Let's take for instance, Jay Z, Diddy, LL, and Pac: Pac moved around on
stage with a blunt in one hand, a drink in the other, voice cracking and
gasping for breath the entire time. LL moves around on stage
substance-free and with plenty of breath, but also sweaty and with no
shirt. Diddy wears a nice shirt on stage, a suit even, but still moves
around, and even does extensive dance routines. While Jay-Z, who also
dresses neatly, barely moves, rarely breaks a sweat, and instead uses
smoothness and clever wordplay to keep the audience interested and
entertained. All of them totally different on stage but still move the
crowd, and all make great records in my opinion.
Acts like Biggie or Wu-Tang just stand there and bust, with with all
their homies and entourage on stage, not giving a fuck. But they know
their audiences don't wanna see them dance, they just wanna see and hear
them. Hmm, perhaps this suggests that good records are more important,
because if people like your records, it doesn't matter what you do on
stage.
How to Rap: What extra skills do you need to perform well live?
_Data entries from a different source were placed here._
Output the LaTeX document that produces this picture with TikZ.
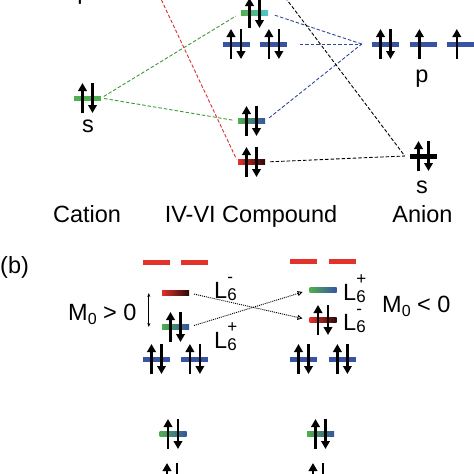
\documentclass[tikz,border=0pt]{standalone}
\usepackage{fontspec}
\setmainfont{Liberation Sans}
\usepackage{xcolor}
\usetikzlibrary{arrows.meta,positioning}
\definecolor{rot}{HTML}{E3312C}
\definecolor{blau}{HTML}{3753A2}
\definecolor{gruen}{HTML}{4FAF4E}
\definecolor{tuerkis}{HTML}{55C3D2}
\definecolor{dunkel}{HTML}{2A0808}
\definecolor{gruenlinie}{HTML}{3E9A3E}
\definecolor{rotlinie}{HTML}{D93030}
\definecolor{blaulinie}{HTML}{2E4A9A}
\tikzstyle{lvl} = [rectangle, inner sep=0pt, minimum width=27pt, minimum height=5pt]
\tikzstyle{lvlblau} = [lvl, fill=blau]
\tikzstyle{lvlrot} = [lvl, fill=rot]
\tikzstyle{lvlgruen} = [lvl, fill=gruen]
\tikzstyle{lvlschwarz} = [lvl, fill=black]
\tikzstyle{lvlgcb} = [lvl, left color=gruen, middle color=tuerkis, right color=blau]
\tikzstyle{lvlgc} = [lvl, left color=gruen, right color=tuerkis]
\tikzstyle{lvlrs} = [lvl, left color=rot, right color=dunkel]
\tikzstyle{spin} = [line width=2.6pt, -{Triangle[length=8pt,width=8.5pt]}]
\tikzstyle{verb} = [line width=0.9pt, dash pattern=on 3.5pt off 2pt]
\tikzstyle{punkt} = [line width=0.9pt, dash pattern=on 1pt off 1pt, -{Triangle[open,length=5pt,width=5pt]}, shorten <=5pt, shorten >=7pt]
\tikzstyle{txt} = [inner sep=0pt]
\newcommand{\paar}[1]{%
	\draw[spin] ([xshift=-5pt,yshift=-15pt]#1.center) -- ([xshift=-5pt,yshift=15pt]#1.center);
	\draw[spin] ([xshift=5pt,yshift=15pt]#1.center) -- ([xshift=5pt,yshift=-15pt]#1.center);}
\newcommand{\einzel}[1]{%
	\draw[spin] ([xshift=-4pt,yshift=-15pt]#1.center) -- ([xshift=-4pt,yshift=15pt]#1.center);}
\newcommand{\Lsym}[1]{L\rlap{\raisebox{15.5pt}{\fontsize{17}{17}\selectfont #1}}\raisebox{-2pt}{\fontsize{17}{17}\selectfont 6}}
\begin{document}
\begin{tikzpicture}[x=1pt, y=-1pt, font=\fontsize{23.5}{28}\selectfont]
		\useasboundingbox (0,0) rectangle (474,474);
		\clip (0,0) rectangle (474,474);
		% (a) Niveaus
		\node[txt, anchor=base] (cptxt) at (84,-1) {p};						% Kation p (abgeschnitten)
		\node[lvlgruen] (cs) at (87.5,98) {};								% Kation s
		\node[txt, anchor=base] (cstxt) at (88,132) {s};
		\node[lvlgc] (kt) at (254.5,13) {};									% Verbindung oben
		\node[lvlblau] (kb1) at (236,44) {};
		\node[lvlblau, right=10.5pt of kb1] (kb2) {};
		\node[lvlgcb] (km) at (251.5,121) {};								% Verbindung mitte
		\node[lvlrs] (kr) at (251.5,162) {};								% Verbindung unten
		\node[lvlblau] (ap1) at (385.5,44) {};								% Anion p
		\node[lvlblau, right=10.5pt of ap1] (ap2) {};
		\node[lvlblau, right=10pt of ap2] (ap3) {};
		\node[txt, anchor=base] (aptxt) at (422,82) {p};
		\node[lvlschwarz] (as) at (423.5,156) {};							% Anion s
		\node[txt, anchor=base] (astxt) at (422,193) {s};
		\node[txt, anchor=base] (kation) at (87,222) {Cation};
		\node[txt, anchor=base] (verbindung) at (251,222) {IV-VI Compound};
		\node[txt, anchor=base] (anion) at (422.5,222) {Anion};
		\coordinate (rotoben) at (152,-20);
		\coordinate (schwarzoben) at (272,-20);
		\coordinate (pjunk) at ([xshift=-10pt]ap1.west);
		\coordinate (sjunk) at ([xshift=-5pt]as.west);
		
		% (a) Verbindungslinien
		\draw[verb, gruenlinie, shorten <=3pt, shorten >=6pt] (cs.east) -- (kt.west);
		\draw[verb, gruenlinie, shorten <=3pt, shorten >=5pt] (cs.east) -- (km.west);
		\draw[verb, rotlinie, shorten >=3pt] (rotoben) -- (kr.west);
		\draw[verb, blaulinie, shorten <=7pt] (kt.east) -- (pjunk);
		\draw[verb, blaulinie, shorten <=12pt] (kb2.east) -- (pjunk);
		\draw[verb, blaulinie, shorten <=5pt] (km.east) -- (pjunk);
		\draw[verb, black] (schwarzoben) -- (sjunk);
		\draw[verb, black, shorten <=5pt] (kr.east) -- (sjunk);
		
		% (a) Elektronen
		\paar{cs} \paar{kt} \paar{kb1} \paar{kb2} \paar{km} \paar{kr}
		\paar{ap1} \einzel{ap2} \einzel{ap3} \paar{as}
		
		% (b) Niveaus
		\node[txt, anchor=base west] (btxt) at (0,273) {(b)};
		\node[lvlrot] (lr1) at (156.5,262) {};								% M0 > 0
		\node[lvlrot, right=11pt of lr1] (lr2) {};
		\node[lvlrs] (lm) at (175.5,293) {};
		\node[lvlgcb] (lp) at (175.5,327) {};
		\node[lvlblau] (lb1) at (156.5,359) {};
		\node[lvlblau, right=11pt of lb1] (lb2) {};
		\node[lvlgcb] (ls) at (173,434) {};
		\node[lvlrs] (lu) at (172,478) {};
		\node[lvlrot] (rr1) at (303.5,261) {};								% M0 < 0
		\node[lvlrot, right=11.5pt of rr1] (rr2) {};
		\node[lvlgcb] (rp) at (323,290) {};
		\node[lvlrs] (rm) at (323,320) {};
		\node[lvlblau] (rb1) at (303.5,359) {};
		\node[lvlblau, right=11.5pt of rb1] (rb2) {};
		\node[lvlgcb] (rs) at (320.5,434) {};
		\node[lvlrs] (ru) at (318,478) {};
		\node[txt, anchor=base west] (lmtxt) at (214,298) {\Lsym{-}};
		\node[txt, anchor=base west] (lptxt) at (214,348) {\Lsym{+}};
		\node[txt, anchor=base west] (rptxt) at (343,300) {\Lsym{+}};
		\node[txt, anchor=base west] (rmtxt) at (343,330) {\Lsym{-}};
		\node[txt, anchor=base west] (mgross) at (68,320) {M\raisebox{-4pt}{\fontsize{16}{16}\selectfont 0} > 0};
		\node[txt, anchor=base west] (mklein) at (382,312) {M\raisebox{-4pt}{\fontsize{16}{16}\selectfont 0} < 0};
		
		% (b) Pfeile
		\draw[punkt] (lm.east) -- (rm.west);
		\draw[punkt] (lp.east) -- (rp.west);
		\draw[line width=0.8pt, {Stealth[length=4pt]}-{Stealth[length=4pt]}] ([xshift=-13pt]lm.west) -- ([xshift=-13pt]lp.west);
		
		% (b) Elektronen
		\paar{lp} \paar{lb1} \paar{lb2} \paar{ls} \paar{lu}
		\paar{rm} \paar{rb1} \paar{rb2} \paar{rs} \paar{ru}
\end{tikzpicture}
\end{document}
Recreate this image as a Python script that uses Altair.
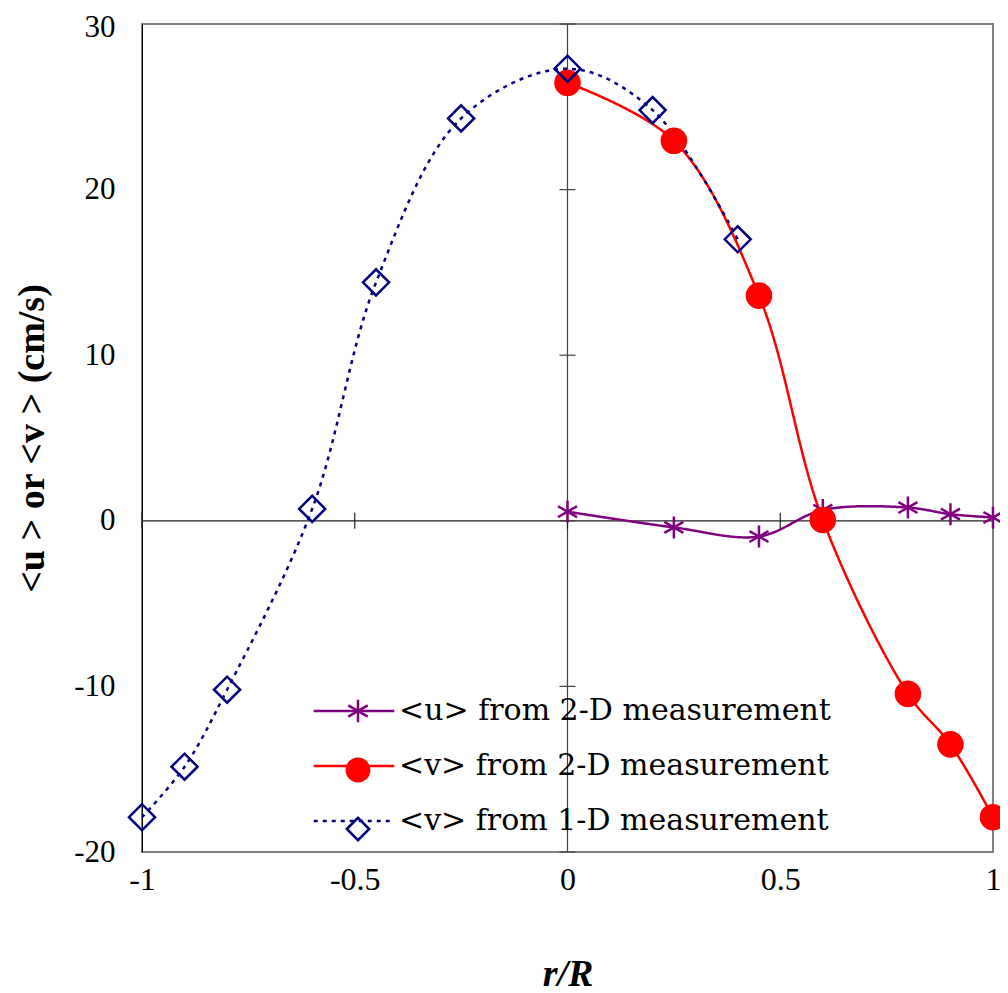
import altair as alt
import pandas as pd

# ---- data ----
r_1d = [-1.0, -0.9, -0.8, -0.6, -0.45, -0.25, 0.0, 0.2, 0.4]
v_1d = [-17.9, -14.85, -10.2, 0.72, 14.4, 24.3, 27.3, 24.8, 17.0]
r_2d = [0.0, 0.25, 0.45, 0.6, 0.8, 0.9, 1.0]
v_2d = [26.45, 22.95, 13.6, 0.05, -10.45, -13.5, -17.9]
u_2d = [0.55, -0.4, -0.95, 0.65, 0.8, 0.4, 0.2]

series_names = ["<u> from 2-D measurement", "<v> from 2-D measurement", "<v> from 1-D measurement"]
series_codes = ["u2", "v2", "v1"]
size_keys = ["u2s", "v2s", "v1s"]
series_colors = ["#800080", "#FF0000", "#000080"]
x_ticks = [-1, -0.5, 0, 0.5, 1]
y_ticks = [-20, -10, 0, 10, 20, 30]

rows = []
for i, (rs, vs) in enumerate([(r_2d, u_2d), (r_2d, v_2d), (r_1d, v_1d)]):
    for r, v in zip(rs, vs):
        rows.append({"r": r, "val": v, "name": series_names[i], "code": series_codes[i],
                     "skey": size_keys[i]})
df = pd.DataFrame(rows)

FONT = "Liberation Serif"
LFONT = "DejaVu Serif"
W, H = 851, 828

xscale = alt.Scale(domain=[-1, 1], nice=False, zero=False)
yscale = alt.Scale(domain=[-20, 30], nice=False, zero=False)

xaxis = alt.Axis(values=x_ticks, labelExpr="'' + datum.value", ticks=False, domain=False, grid=False,
                 labelFont=FONT, labelFontSize=32, labelColor="black", labelPadding=12,
                 labelFlush=False, labelOverlap=False,
                 title="r/R", titleFont=FONT, titleFontSize=38, titleFontWeight="bold",
                 titleFontStyle="italic", titleColor="black", titleX=W / 2, titleY=133,
                 titleBaseline="alphabetic", titleAlign="center")
yaxis = alt.Axis(values=y_ticks, labelExpr="'' + datum.value", ticks=False, domain=True,
                 domainColor="#000000", domainWidth=1, grid=False,
                 labelFont=FONT, labelFontSize=31, labelColor="black", labelPadding=27,
                 labelOffset={"condition": {"test": "datum.value == 30", "value": 3}, "value": 0},
                 labelFlush=False, labelOverlap=False,
                 title="<u > or <v > (cm/s)", titleFont=FONT, titleFontSize=38, titleFontWeight="bold",
                 titleColor="black", titleX=-110, titleY=H / 2, titleAngle=-90,
                 titleAlign="center", titleBaseline="middle")

LEG_Y = 672
line_legend = alt.Legend(title=None, orient="none", legendX=197, legendY=LEG_Y, padding=0,
                         symbolType="M-3.6,0L3.6,0", symbolSize=500, symbolStrokeWidth=2.5,
                         labelFont=LFONT, labelFontSize=30, labelColor="black", labelOffset=30,
                         labelLimit=0, rowPadding=25)
pt_legend = alt.Legend(title=None, orient="none", legendX=201, legendY=LEG_Y, padding=0,
                       symbolSize=500, symbolStrokeWidth=2.5, symbolOpacity=1,
                       labelExpr="''", labelFont=LFONT, labelFontSize=30, labelOffset=30,
                       labelLimit=0, rowPadding=25)

# zero axes through the origin
vrule = alt.Chart(pd.DataFrame({"r": [0.0]})).mark_rule(color="#404040", strokeWidth=1.2).encode(
    x=alt.X("r:Q", scale=xscale, axis=xaxis))
hrule = alt.Chart(pd.DataFrame({"val": [0.0]})).mark_rule(color="#202020", strokeWidth=1.2).encode(
    y=alt.Y("val:Q", scale=yscale, axis=yaxis))

xt = pd.DataFrame({"r": x_ticks, "val": [0.0] * len(x_ticks)})
yt = pd.DataFrame({"r": [0.0] * len(y_ticks), "val": y_ticks})
xtick_marks = alt.Chart(xt).mark_tick(orient="vertical", size=16, thickness=1.2, color="#202020",
                                      opacity=1).encode(x=alt.X("r:Q", scale=xscale, axis=xaxis),
                                                        y=alt.Y("val:Q", scale=yscale, axis=yaxis))
ytick_marks = alt.Chart(yt).mark_tick(orient="horizontal", size=16, thickness=1.2, color="#404040",
                                      opacity=1).encode(x=alt.X("r:Q", scale=xscale, axis=xaxis),
                                                        y=alt.Y("val:Q", scale=yscale, axis=yaxis))

lines = alt.Chart(df).mark_line(interpolate="catmull-rom", strokeWidth=2.5).encode(
    x=alt.X("r:Q", scale=xscale, axis=xaxis),
    y=alt.Y("val:Q", scale=yscale, axis=yaxis),
    color=alt.Color("name:N", scale=alt.Scale(domain=series_names, range=series_colors), legend=line_legend),
    strokeDash=alt.StrokeDash("name:N", scale=alt.Scale(domain=series_names, range=[[1, 0], [1, 0], [4, 5]]),
                              legend=line_legend),
)

asterisk = "M0,-1L0,1M-0.87,-0.5L0.87,0.5M-0.87,0.5L0.87,-0.5"
points = alt.Chart(df).mark_point(opacity=1, strokeWidth=2.5).encode(
    x=alt.X("r:Q", scale=xscale, axis=xaxis),
    y=alt.Y("val:Q", scale=yscale, axis=yaxis),
    stroke=alt.Stroke("code:N", scale=alt.Scale(domain=series_codes, range=series_colors), legend=pt_legend),
    fill=alt.Fill("code:N", scale=alt.Scale(domain=series_codes, range=["transparent", "#FF0000", "transparent"]),
                  legend=pt_legend),
    shape=alt.Shape("code:N", scale=alt.Scale(domain=series_codes, range=[asterisk, "circle", "diamond"]),
                    legend=pt_legend),
    size=alt.Size("skey:N", scale=alt.Scale(domain=size_keys, range=[480, 680, 420]), legend=None),
)

chart = alt.layer(vrule, hrule, xtick_marks, ytick_marks, lines, points).properties(
    width=W, height=H,
    autosize=alt.AutoSizeParams(type="none"),
    padding={"left": 134, "top": 16, "right": 7, "bottom": 141},
).configure_view(stroke="#808080", strokeWidth=2)

chart.save("out.html", embed_options={"renderer": "svg", "actions": False})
Shock G: Nerve. Self confidence. Gall. Hahaha... also intuitiveness.
Gotta constantly read the audience.
How to Rap: What do you think about today's MCs, compared to
older MCs?
Shock G: Tougher skin, due to rougher times, hard times, war times, and
also due to 100 times the competition older emcees had to face. Hats off
to all the current rising emcees, 'cause it ain't no cake walk out
there.
How to Rap: What advice would you give to people who want to be
better at MCing?
Shock G: Don't try to fit in, screw these cliques and rules and "codes",
even if spoken by your favorite rapper or magazine. Break all the rules
and go left young Jedi. The fans and listeners will appreciate you more.
Doowutchyalike, writewutchyalike, and be free! Think HUGE, don't plan to
add another leaf to the tree of hip-hop, instead start you're own
branch. Shit, plant your own tree even. Everybody who does, and who
means it, and who sticks to it, eventually wins.